Teachers are undervalued and can no longer endure systemic pressures, says high school principal

Written by Danielle Chiriguayo, produced by Bennett Purser

Starting this week, all LAUSD staff must have their first COVID-19 shot to enter school property. The second shot deadline is November 15. 

Four staff members at San Pedro High School (SPHS) are not getting vaccinated, says Principal Steve Gebhart. That includes two teachers who have been granted exemptions by the district, a psychiatric social worker (PSW), and a cafeteria worker. He says the PSW will be reassigned to an online education program, and the cafeteria worker will likely stop working for the district after November 15. 

LAUSD is also short-staffed, from teachers to crossing guards to lunchroom attendants. Last month, the district still had roughly 2,000 vacancies

SPHS is struggling with a substitute teacher shortage, says Gebhart. “People are still going to be sick, or things come up and need to be out. And every time we've had a teacher out, even at our full staffing, we haven't had enough substitutes to cover the openings or the teacher absences as they existed.” 

Gebhart says there’s a low supply of viable candidates. “Many times substitutes are people that … are looking to become teachers. … They're serving while they're on that pathway. But that's been decreasing for years, people interested in joining the profession. And so it's been put under further strain during the pandemic.”

He says education is losing workers at a dramatic rate. “Our entire profession is in a crisis mode because people just don't respect it and appreciate it the way that it used to be. The continued systemic pressures that are put on the classroom teacher and just all levels of educators on the school site is just something [educators] are not able to manage anymore. … I think that they're finally realizing it's just not worth the systemic pressures.” 
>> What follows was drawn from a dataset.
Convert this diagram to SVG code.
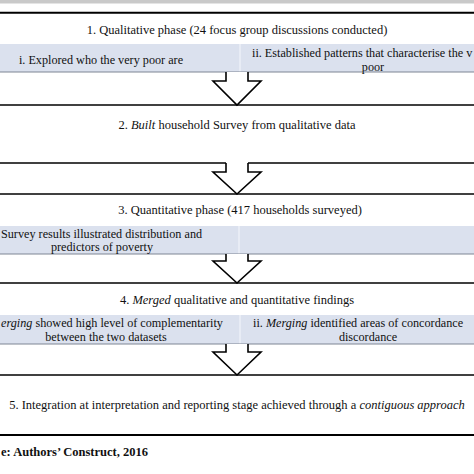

Due to the pandemic, Gebhart says teachers have been struggling with work/life balance, which has led to new pressure on educators. 

“The one thing that teachers could count on was at least some degree of separation between their home life and their professional life. … What the pandemic did for an entire year was pretty much blend those two. Teachers felt like they were constantly at work,” he says. “That pressure just mounts and mounts, whether it is something they recognize or not.”

Gebhart says he’s experiencing a level of duress like never before. “It is definitely a challenge and not one that I could have ever foreseen. But it is for sure a situation that I have not endured in my eight years as a principal and not one that … if it continues, is the sort of thing that I would want to continue with potentially.”